Holding — Mikell, J.
- The Court of Appeals of the State of Georgia held that the trial court erred in dismissing the case for lack of personal jurisdiction over Hunter LLC.
Rule
- A court may exercise personal jurisdiction over a nonresident defendant if that defendant has purposefully established minimum contacts within the forum state through business transactions.
Reasoning
- The Court of Appeals of the State of Georgia reasoned that, under Georgia's long-arm statute, personal jurisdiction can be established if a nonresident defendant transacts business in the state.
- The court emphasized that disputes of fact should be resolved in favor of the party asserting jurisdiction when the motion to dismiss is based solely on written submissions.
- The evidence indicated that Hunter LLC applied for a credit account with Home Depot, which facilitated the delivery of goods to a Georgia apartment complex.
- Even though Hunter LLC claimed to represent another entity, it had induced Home Depot to provide significant credit and goods, thereby establishing minimum contacts with Georgia.
- The court found that Hunter LLC's actions, including communication and transactions related to the credit account, constituted purposeful availment of the state's laws, justifying the exercise of personal jurisdiction.
Deep Dive: How the Court Reached Its Decision
Court's Analysis of Personal Jurisdiction
The Court of Appeals of Georgia began its analysis by addressing the requirements of the Georgia long-arm statute, specifically OCGA § 9-10-91 (1), which allows for personal jurisdiction over nonresidents who transact business within the state.

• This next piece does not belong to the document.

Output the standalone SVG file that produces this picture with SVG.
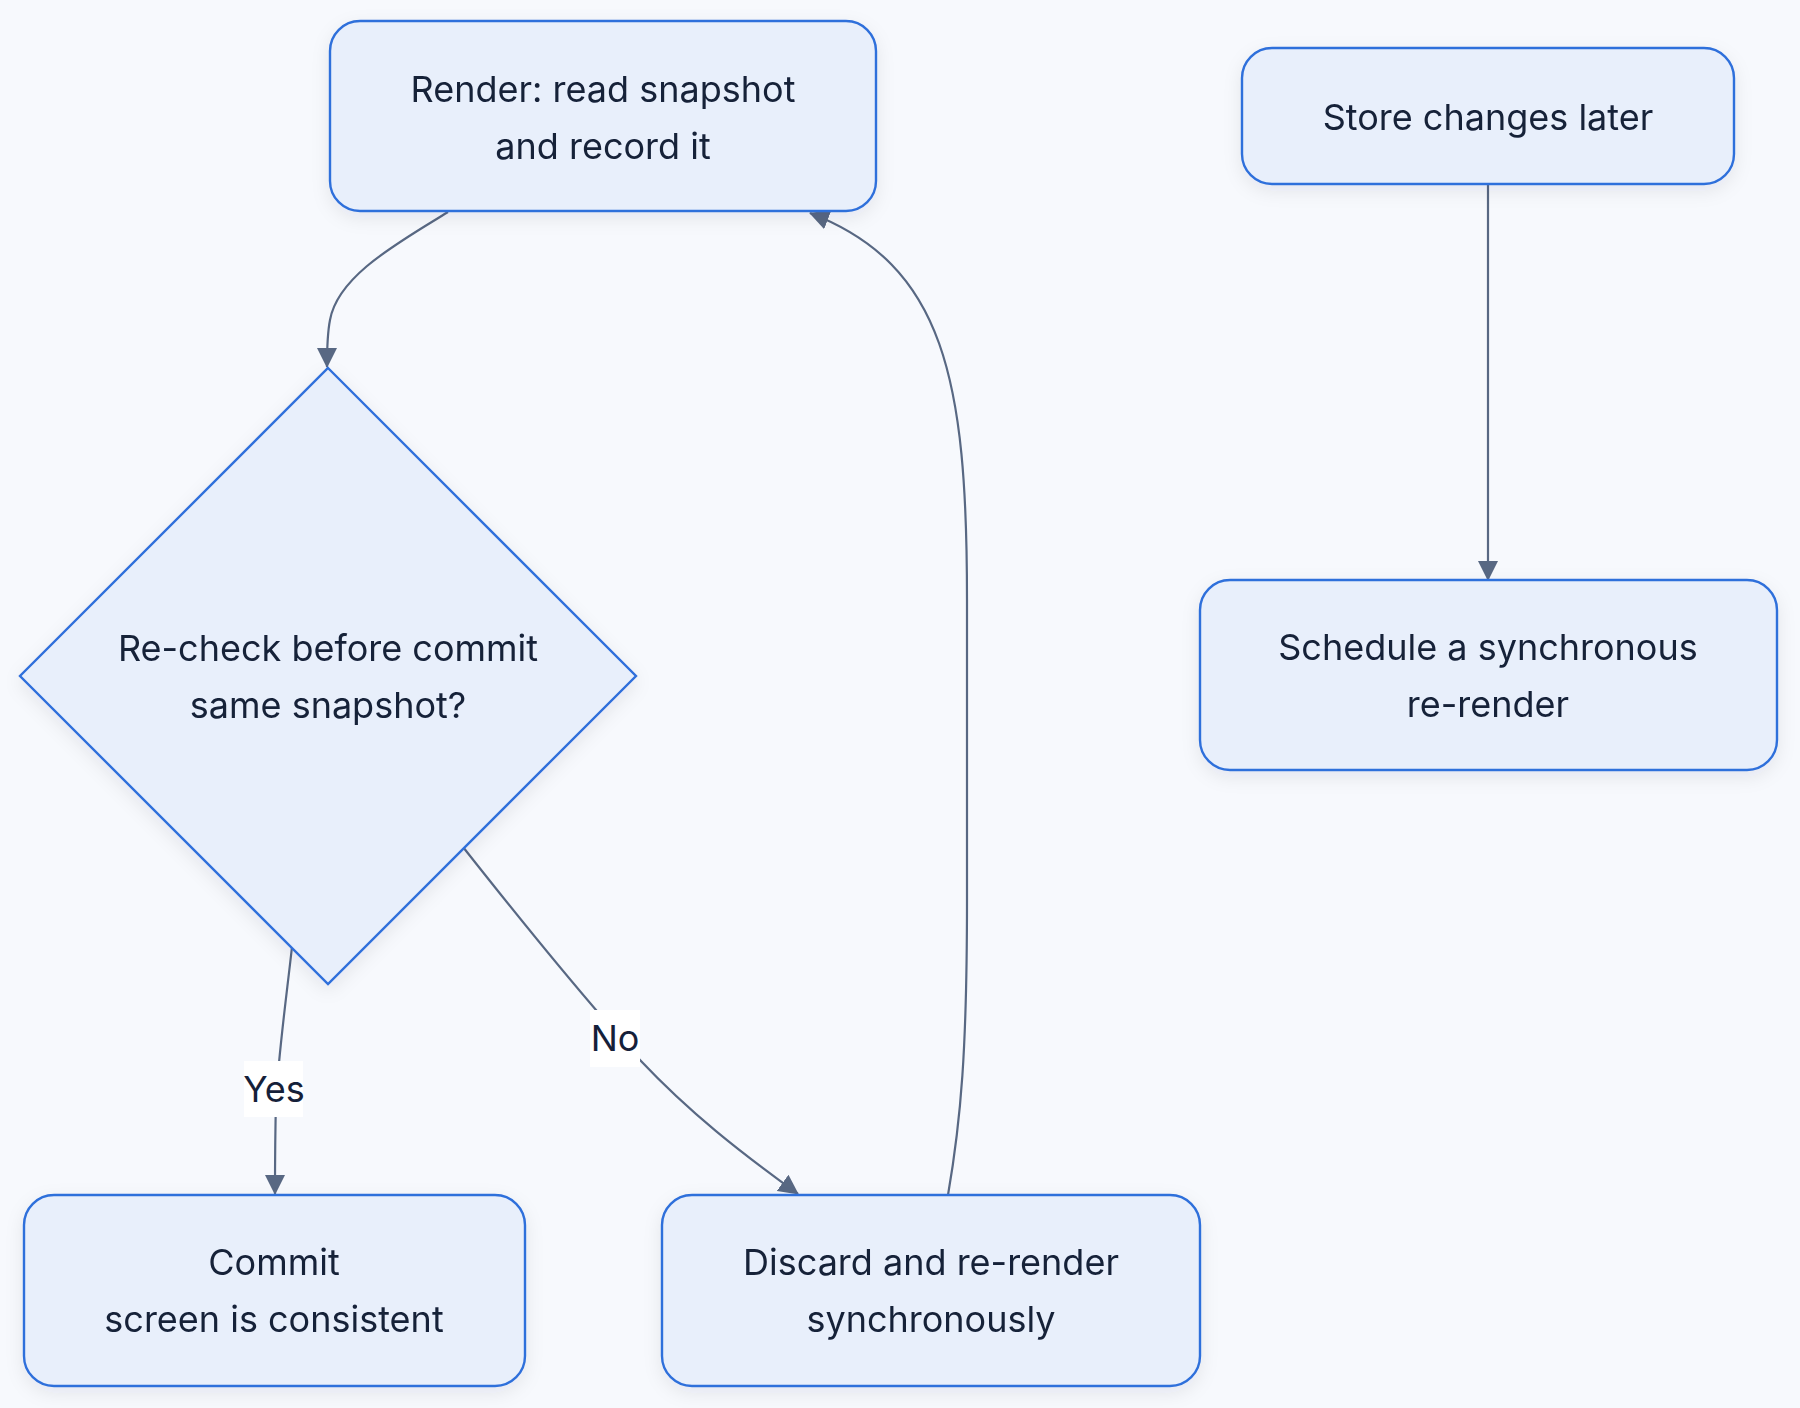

The court highlighted that the burden of proof lies with the defendant when challenging jurisdiction, meaning that Hunter LLC needed to demonstrate a lack of jurisdiction. The court emphasized that when the motion to dismiss is based solely on written submissions, any factual disputes should be resolved in favor of the party asserting personal jurisdiction, in this case, Home Depot. The court considered the evidence presented, which included affidavits from both parties detailing their interactions regarding the credit account. It noted that Home Depot had supplied goods worth approximately $205,000 to a Georgia apartment complex and that Hunter LLC had applied for and established the credit account with Home Depot. The court found that these actions indicated Hunter LLC's intention to engage in business in Georgia, which was critical for establishing jurisdiction. Furthermore, the court reasoned that even if Hunter LLC claimed to act on behalf of another entity, it had nonetheless induced Home Depot to provide goods and credit, thus creating significant contacts with Georgia. The court concluded that Hunter LLC's conduct constituted purposeful availment of Georgia's laws, justifying the exercise of personal jurisdiction based on the substantial business transactions that occurred within the state.
Minimum Contacts and Purposeful Availment
The court further analyzed the concept of "minimum contacts," which is essential for establishing personal jurisdiction over a nonresident defendant. It reaffirmed that these contacts cannot be random or fortuitous; instead, they must be a result of the defendant's purposeful actions that avail them of the privilege of conducting business in the forum state. The court cited precedents indicating that a defendant's conduct and connection to the forum must be such that they could reasonably anticipate being brought into court there. In this case, the court noted that Hunter LLC had engaged in extensive communication and transactions with Home Depot regarding the credit account for goods delivered to the Emerald Forest Apartments in Georgia. It highlighted that Hunter LLC's actions were not merely incidental but rather reflected an intentional effort to establish a business relationship that involved substantial monetary transactions. The court distinguished this case from others where jurisdiction was denied, emphasizing that the nature of Hunter LLC's engagement with Home Depot and the Georgia property was significant. Ultimately, the court found that these interactions met the threshold for purposeful availment and established a sufficient basis for exercising personal jurisdiction.
Implications of the Court's Ruling
The court's decision to reverse the trial court's dismissal had broader implications for how personal jurisdiction is evaluated in business transactions involving nonresident defendants. By affirming that substantial business dealings, even without a physical presence in the state, could establish jurisdiction, the court set a precedent for similar cases in the future. It clarified that the nature of the relationship between the parties, including ongoing communications and transactions, could be pivotal in determining jurisdiction. This ruling underscored the importance of the long-arm statute in protecting businesses operating in Georgia from nonresident parties who engage in significant commercial activities within the state. Additionally, the court's interpretation aligned with the principles of fairness and reasonable expectations, ensuring that entities engaging in business with Georgia-based companies could be held accountable in Georgia courts for their transactions. The decision reinforced the idea that nonresident businesses must be aware of their legal obligations when conducting business that significantly affects Georgia residents and commerce.